Mayor John Tory has written an open letter to Premier Doug Ford, asking him to “hit the pause button” on plans to slash the size of Toronto city council which he says are being pushed through “without meaningful consultation of any kind.”
Ford announced on July 27 that his government would reduce the number of municipal wards from 47 to 25 in time for October’s election, plunging an ongoing campaign into chaos.
In defending the changes, Ford claimed that he “consulted with thousands of people right across the city” but in his letter Tory took issue with the lack of any sort of formal public consultation process.
The mayor noted that the a years-long boundary review process prompted the city to expand the number of wards from 44 to 47 ahead of the Oct. 22 election and while he said that he was opposed to any increase in the number of councillors, he “at least respected the fact that the recommendation was the result of an extensive process including the public.”
“Something as fundamentally important as an election – a primary mechanism of civic democracy – should not be changed without public input and in the absence of a clear process or robust understanding of public impacts and costs,” he wrote. “In light of this lack of any public consultation, I urge you to consider putting the process on hold to allow for a referendum so we can let the people speak. To me, hitting the pause button is a sign of strength. I would respectfully suggest that the legitimacy of your government’s position dramatically increases if supported by a legitimate process.”
Ford has called Toronto city hall “the most dysfunctional political arena in the country” and has suggested that fewer councillors will allow decisions to be made more quickly.
He has also suggested that slashing the size of council could save the city $25 million over four years, however it is likely that additional staffing costs related to larger wards could cut into those savings.
In his letter, Tory says that no party raised the prospect of slashing the size of Toronto council during the recent election campaign and in his view “no party has a mandate for such unilateral action.”
He said the legislation, as proposed, “is contrary to common sense in terms of both the practicality of altering a live election process and in terms of our ongoing provincial-municipal relationship.”
He also said that it is “contrary to the spirit of the City of Toronto Act” and “possibly contrary to the law,” something that he said that city lawyers are currently looking into.
Speaking with reporters at an unrelated event later on Friday morning, Tory said it is his personal belief that any changes to the number of municipal wards should be part of a wider look at the city’s governance structure and include the possible introduction of term limits. .
“I believe the proper way to go about this would be to have a range of governance changes that could be made and I cite term limits as only one example,” he said. “There should be a broader examination of a number of these kind of things that should be put in front of the people for an informed discussion and consultation and then a vote.”

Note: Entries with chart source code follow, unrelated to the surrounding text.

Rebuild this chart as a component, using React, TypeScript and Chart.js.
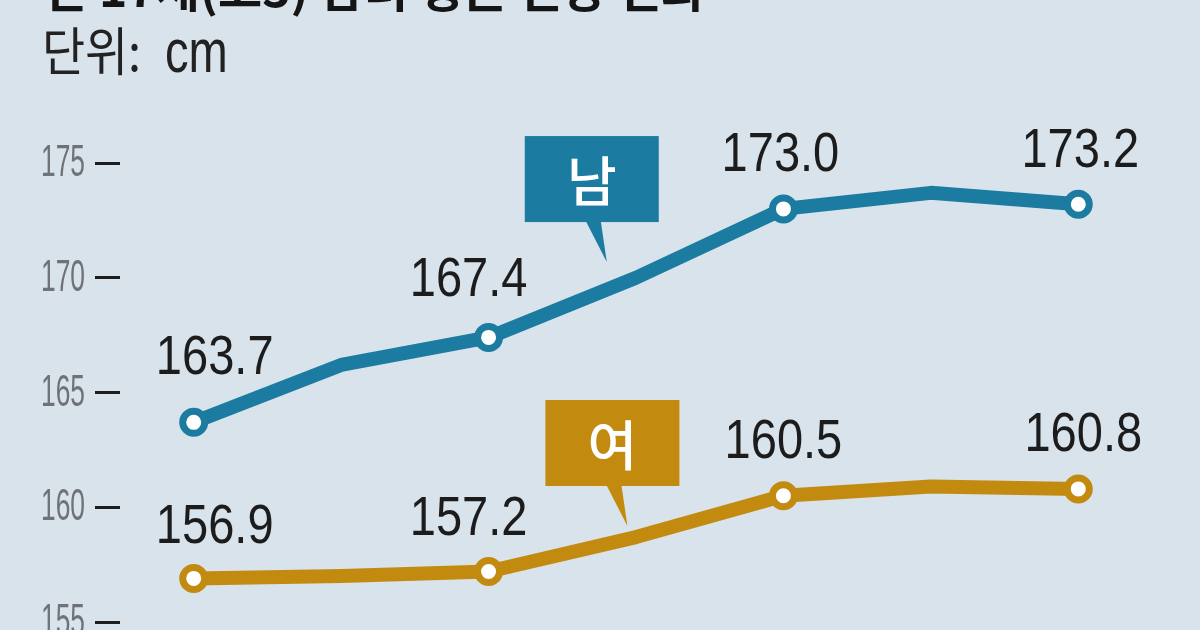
import React, { useEffect, useRef } from 'react';
import { Chart, registerables } from 'chart.js';

Chart.register(...registerables);

// ---- data ----
const categories = ['1', '2', '3', '4', '5', '6', '7'];
const maleHeights = [163.7, 166.2, 167.4, 170.0, 173.0, 173.7, 173.2];
const femaleHeights = [156.9, 157.0, 157.2, 158.7, 160.5, 160.9, 160.8];
const labeledPoints = [0, 2, 4, 6];
const yTickValues = [155, 160, 165, 170, 175];
const seriesNames = ['남', '여'];
const titleText = '만 17세(고3) 남녀 평균 신장 변화';
const unitText = '단위:';
const unitSymbol = 'cm';

// ---- styles ----
const BLUE = '#1b7ba1';
const GOLD = '#c28b0f';
const BG = '#d9e3ec';
const SANS = "'Liberation Sans', Arial, sans-serif";
const KR = "'Noto Sans CJK KR', 'Noto Sans', sans-serif";

const LABEL_OFFSETS = [
  { dx: [21, 0, -20, 0, -3, 0, 2], dy: [64, 0, 57, 0, 53, 0, 53] },
  { dx: [21, 0, -20, 0, 0, 0, 5], dy: [51, 0, 52, 0, 53, 0, 53] },
];
const CALLOUTS = [
  { ds: 0, at: 2.7, level: 174.3 },
  { ds: 1, at: 2.84, level: 162.8 },
];

const valueLabelPlugin = {
  id: 'valueLabels',
  afterDatasetsDraw(chart: any) {
    const ctx = chart.ctx;
    chart.data.datasets.forEach((ds: any, di: number) => {
      const meta = chart.getDatasetMeta(di);
      labeledPoints.forEach((i) => {
        const el = meta.data[i];
        if (!el) return;
        const off = LABEL_OFFSETS[di];
        ctx.save();
        ctx.translate(el.x + off.dx[i], el.y - off.dy[i]);
        ctx.scale(0.84, 1);
        ctx.font = `56px ${SANS}`;
        ctx.fillStyle = '#1c1c1c';
        ctx.textAlign = 'center';
        ctx.textBaseline = 'middle';
        ctx.fillText(Number(ds.data[i]).toFixed(1), 0, 0);
        ctx.restore();
      });
    });
  },
};

const yLabelPlugin = {
  id: 'yLabels',
  afterDraw(chart: any) {
    const ctx = chart.ctx;
    const ys = chart.scales.y;
    const xRight = ys.right - 25 - 10;
    ys.ticks.forEach((t: any) => {
      const y = ys.getPixelForValue(t.value);
      ctx.save();
      ctx.translate(xRight, y);
      ctx.scale(0.6, 1);
      ctx.font = `44px ${SANS}`;
      ctx.fillStyle = '#6f7378';
      ctx.textAlign = 'right';
      ctx.textBaseline = 'middle';
      ctx.fillText(String(t.value), 0, 1);
      ctx.restore();
    });
  },
};

const calloutPlugin = {
  id: 'callouts',
  afterDatasetsDraw(chart: any) {
    const ctx = chart.ctx;
    const xs = chart.scales.x;
    const ys = chart.scales.y;
    ctx.save();
    CALLOUTS.forEach((c) => {
      const ds = chart.data.datasets[c.ds];
      const cx = xs.getPixelForValue(c.at);
      const cy = ys.getPixelForValue(c.level);
      const w = 134;
      const h = 86;
      const left = cx - w / 2;
      const top = cy - h / 2;
      const bottom = top + h;
      ctx.fillStyle = ds.borderColor;
      ctx.fillRect(left, top, w, h);
      ctx.beginPath();
      ctx.moveTo(cx - 6, bottom - 1);
      ctx.lineTo(cx + 9, bottom - 1);
      ctx.lineTo(cx + 15, bottom + 40);
      ctx.closePath();
      ctx.fill();
      ctx.fillStyle = '#ffffff';
      ctx.font = `500 54px ${KR}`;
      ctx.textAlign = 'center';
      ctx.textBaseline = 'middle';
      ctx.fillText(ds.label, cx, cy + 2);
    });
    ctx.restore();
  },
};

export default function App() {
  const canvasRef = useRef<HTMLCanvasElement | null>(null);

  useEffect(() => {
    if (!canvasRef.current) return;
    const marked = (ctx: any) => (labeledPoints.includes(ctx.dataIndex) ? 11 : 0);
    const chart = new Chart(canvasRef.current, {
      type: 'line',
      data: {
        labels: categories,
        datasets: [
          {
            label: seriesNames[0],
            data: maleHeights,
            borderColor: BLUE,
            backgroundColor: '#ffffff',
            borderWidth: 14,
            tension: 0,
            borderCapStyle: 'round',
            borderJoinStyle: 'round',
            pointRadius: marked,
            pointBackgroundColor: '#ffffff',
            pointBorderColor: BLUE,
            pointBorderWidth: 7,
          },
          {
            label: seriesNames[1],
            data: femaleHeights,
            borderColor: GOLD,
            backgroundColor: '#ffffff',
            borderWidth: 14,
            tension: 0,
            borderCapStyle: 'round',
            borderJoinStyle: 'round',
            pointRadius: marked,
            pointBackgroundColor: '#ffffff',
            pointBorderColor: GOLD,
            pointBorderWidth: 7,
          },
        ],
      },
      options: {
        responsive: false,
        maintainAspectRatio: false,
        animation: false,
        events: [],
        layout: { padding: { top: 163, right: 48, bottom: 18, left: 0 } },
        plugins: {
          legend: { display: false },
          tooltip: { enabled: false },
          title: { display: false },
        },
        scales: {
          x: {
            type: 'category',
            offset: true,
            display: false,
          },
          y: {
            min: 155,
            max: 175,
            afterBuildTicks: (s: any) => {
              s.ticks = yTickValues.map((v) => ({ value: v }));
            },
            afterFit: (s: any) => {
              s.width = 120;
            },
            border: { display: false },
            grid: {
              drawOnChartArea: false,
              drawTicks: true,
              tickLength: 25,
              tickWidth: 3,
              tickColor: '#1e1e1e',
            },
            ticks: { display: false },
          },
        },
      } as any,
      plugins: [valueLabelPlugin, calloutPlugin, yLabelPlugin],
    });
    return () => chart.destroy();
  }, []);

  return (
    <div
      style={{
        position: 'fixed',
        left: 0,
        top: 0,
        width: 1200,
        height: 630,
        overflow: 'hidden',
        background: BG,
      }}
    >
      <canvas
        ref={canvasRef}
        width={1200}
        height={640}
        style={{ position: 'absolute', left: 0, top: 0, width: 1200, height: 640 }}
      />
      <div
        style={{
          position: 'absolute',
          left: 44,
          top: -38,
          fontFamily: KR,
          fontWeight: 700,
          fontSize: 48,
          lineHeight: '48px',
          color: '#151515',
          whiteSpace: 'nowrap',
        }}
      >
        {titleText}
      </div>
      <div
        style={{
          position: 'absolute',
          left: 42,
          top: 23,
          fontFamily: KR,
          fontSize: 52,
          lineHeight: '52px',
          color: '#222222',
          whiteSpace: 'nowrap',
          transform: 'scaleX(0.9)',
          transformOrigin: 'left top',
        }}
      >
        {unitText}
      </div>
      <div
        style={{
          position: 'absolute',
          left: 165,
          top: 20,
          fontFamily: SANS,
          fontSize: 62,
          lineHeight: '62px',
          color: '#222222',
          whiteSpace: 'nowrap',
          transform: 'scaleX(0.76)',
          transformOrigin: 'left top',
        }}
      >
        {unitSymbol}
      </div>
    </div>
  );
}
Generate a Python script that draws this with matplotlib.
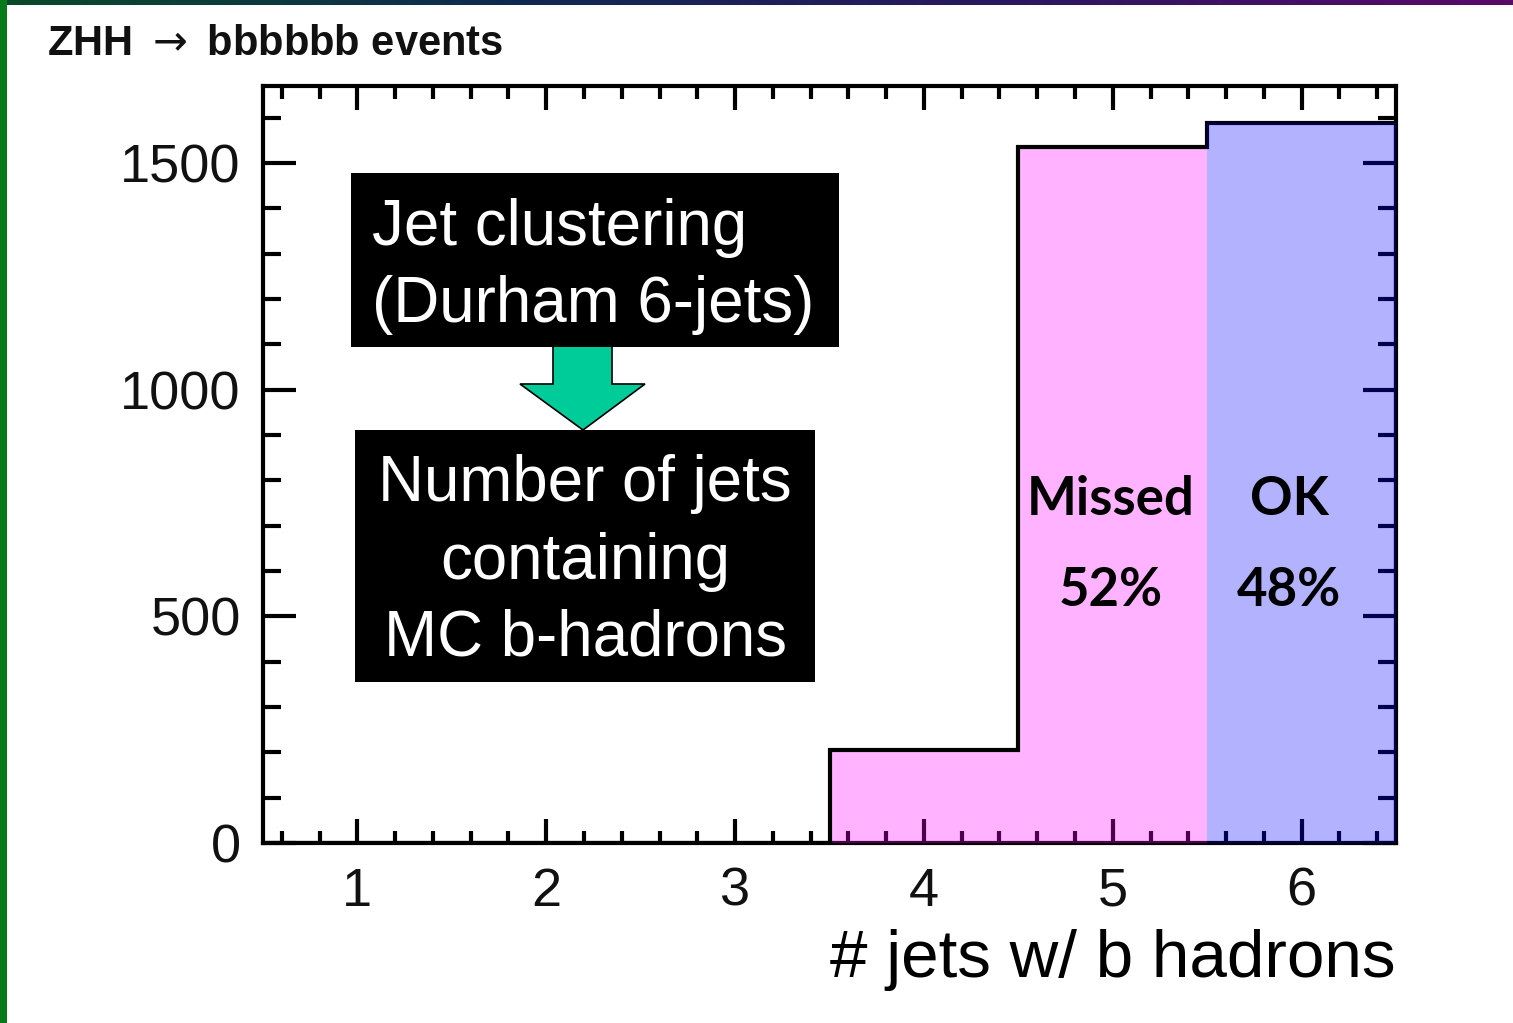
import numpy as np
import matplotlib
matplotlib.use("Agg")
import matplotlib.pyplot as plt
from matplotlib.patches import Rectangle, Polygon
from matplotlib.colors import LinearSegmentedColormap

# ---------------- data ----------------
bin_centers = [1, 2, 3, 4, 5, 6]
counts = [0, 0, 0, 205, 1535, 1588]
x_ticks = [1, 2, 3, 4, 5, 6]
y_ticks = [0, 500, 1000, 1500]
title = r"ZHH $\rightarrow$ bbbbbb events"
xlabel = "# jets w/ b hadrons"
box1_lines = ["Jet clustering", "(Durham 6-jets)"]
box2_lines = ["Number of jets", "containing", "MC b-hadrons"]
region_labels = ["Missed", "OK"]
region_pcts = ["52%", "48%"]

# ---------------- style ----------------
W, H = 1513, 1023
fig = plt.figure(figsize=(W / 100, H / 100), dpi=100)
fig.patch.set_facecolor("white")
SANS = ["Liberation Sans", "DejaVu Sans"]
plt.rcParams["mathtext.fontset"] = "dejavusans"

def fx(px):
    return px / W

def fy(py):
    return 1 - py / H

# slide border: green left strip + gradient top strip
bg = fig.add_axes([0, 0, 1, 1], zorder=-5)
bg.set_axis_off()
bg.set_xlim(0, W)
bg.set_ylim(H, 0)
bg.add_patch(Rectangle((0, 0), 7, H, color="#067a18", lw=0))
cmap = LinearSegmentedColormap.from_list("edge", ["#0a4a2a", "#102a50", "#2a1860", "#5a0a6a"])
grad = np.linspace(0, 1, 512)[None, :]
bg.imshow(grad, extent=[0, W, 5, 0], aspect="auto", cmap=cmap)

# ---------------- main axes ----------------
left, right, top, bottom = 263, 1396, 86, 843
ax = fig.add_axes([fx(left), fy(bottom), (right - left) / W, (bottom - top) / H])
ax.set_xlim(0.5, 6.5)
ax.set_ylim(0, 1670)

edges = np.concatenate([[bin_centers[0] - 0.5], np.array(bin_centers) + 0.5])
fill_colors = ["#ff00ff", "#ff00ff", "#ff00ff", "#ff00ff", "#ff00ff", "#0000ff"]
fill_z = [3, 3, 3, 3, 3, 6]
for c, v, col, z in zip(bin_centers, counts, fill_colors, fill_z):
    if v > 0:
        ax.bar(c, v, width=1.0, color=col, alpha=0.3, lw=0, zorder=z)
ax.stairs(counts, edges, color="black", lw=3.0, zorder=4)

for s in ax.spines.values():
    s.set_linewidth(3.0)
    s.set_zorder(2.5)

ax.set_xticks(x_ticks)
ax.set_xticks(np.arange(0.6, 6.5, 0.2), minor=True)
ax.set_yticks(y_ticks)
ax.set_yticks(np.arange(0, 1670, 100), minor=True)
ax.tick_params(axis="both", which="both", direction="in", top=True, right=True, width=3.0, color="black")
ax.tick_params(axis="y", which="major", length=24, pad=16)
ax.tick_params(axis="y", which="minor", length=13)
ax.tick_params(axis="x", which="major", length=17, pad=17)
ax.tick_params(axis="x", which="minor", length=9)
for lab in ax.get_xticklabels() + ax.get_yticklabels():
    lab.set_fontfamily(SANS)
    lab.set_fontsize(39)
    lab.set_color("#111111")

ax.set_xlabel(xlabel, fontsize=48.5, family=SANS, color="black")
ax.xaxis.set_label_coords(1.0, (bottom - 977) / (bottom - top))
ax.xaxis.label.set_ha("right")
ax.xaxis.label.set_va("baseline")

# region labels
tx = [1111, 1289]
for lbl, pct, x in zip(region_labels, region_pcts, tx):
    fig.text(fx(x), fy(515), lbl, ha="center", va="baseline", fontsize=38,
             fontweight="bold", family=["Lato", "DejaVu Sans"], zorder=10)
    fig.text(fx(x), fy(606), pct, ha="center", va="baseline", fontsize=38,
             fontweight="bold", family=["Lato", "DejaVu Sans"], zorder=10)

# title
fig.text(fx(47), fy(55), title, ha="left", va="baseline", fontsize=30,
         fontweight="bold", family=SANS, color="#111111")

# ---------------- overlay boxes and arrow ----------------
ov = fig.add_axes([0, 0, 1, 1], zorder=20)
ov.set_axis_off()
ov.set_xlim(0, W)
ov.set_ylim(H, 0)
ov.patch.set_alpha(0)

ov.add_patch(Polygon([[553, 340], [612, 340], [612, 384], [645, 384], [583, 430],
                      [520, 384], [553, 384]], closed=True, facecolor="#00cc99",
                     edgecolor="black", lw=1.2, zorder=1))
ov.add_patch(Rectangle((351, 173), 839 - 351, 347 - 173, color="black", lw=0, zorder=2))
ov.add_patch(Rectangle((355, 430), 815 - 355, 682 - 430, color="black", lw=0, zorder=2))

for line, yb in zip(box1_lines, [245, 322]):
    ov.text(372, yb, line, ha="left", va="baseline", fontsize=45.8, color="white", family=SANS, zorder=3)
for line, yb in zip(box2_lines, [501, 579, 655]):
    ov.text(585, yb, line, ha="center", va="baseline", fontsize=45.8, color="white", family=SANS, zorder=3)

fig.savefig("out.png", dpi=100, facecolor="white")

Ford pens letter responding to Tory
On Friday evening, Ford wrote a letter back to Tory responding to his accusations noting he ran on a promise to “restore accountability and trust in government.”
“We also promised to reduce the size and cost of government and end the culture of waste and mismanagement,” Ford wrote. “I have consulted with thousands of people who feel that in its current form, Toronto city council is dysfunctional.”
“I have always championed the idea of reducing the size of council in order to deliver better government for the people of Toronto.”
Ford mentioned the timing of the decision on a subway extension in Scarborough in his letter saying “we’re still waiting for a shovel to get into the ground.”
“Sadly, the dysfunction and political gridlock at city hall has prevented meaningful action on key files such as transit, infrastructure and housing.”
The decision to cut council, Ford said, will save taxpayers more than $25 million, which is funding that can be redirected to “other important priorities.”
The premier said the changes will be “fair” to current candidates as he has extended the nomination deadline.
Ford’s spokesperson defends changes
A spokesperson for Ford released a statement to CP24, noting that the proposed changes to the size of council will help ensure that it can “effectively deliver on the priorities that matter to the people of Toronto.”
“For too long the dysfunction and political gridlock at City Hall has held Toronto back on issues like transit, infrastructure and housing,” Simon Jefferies said. “The Better Local Government Act will help streamline Toronto City Council and make sure they can more effectively deliver on the priorities that matter to the people of Toronto, while saving taxpayers at least $25 million.”
Ford’s announcement on July 27 came just hours ahead of a registration deadline for candidates for council. He has said that the registration period will be reopened until Sept. 14.
Councillor candidate filing legal challenge
Toronto-based lawyer and Ward 13 councillor candidate Rocco Achampong is asking for an emergency injunction to prevent the passing of legislation that would shrink council.
“In the history of western democracy, no president, no prime minister, no premier, no monarch has ever interfered in an election in the way our friend, the good Premier Doug Ford is doing,” he told CTV News Toronto.
However, political analyst Jim Warren said he is not convinced that a challenge against Queen’s Park will have any impact as “they write the laws.”
“Any sort of court challenge can be overturned because they can just change the legislation,” he said. “I don’t think it will be effective because they won’t win.”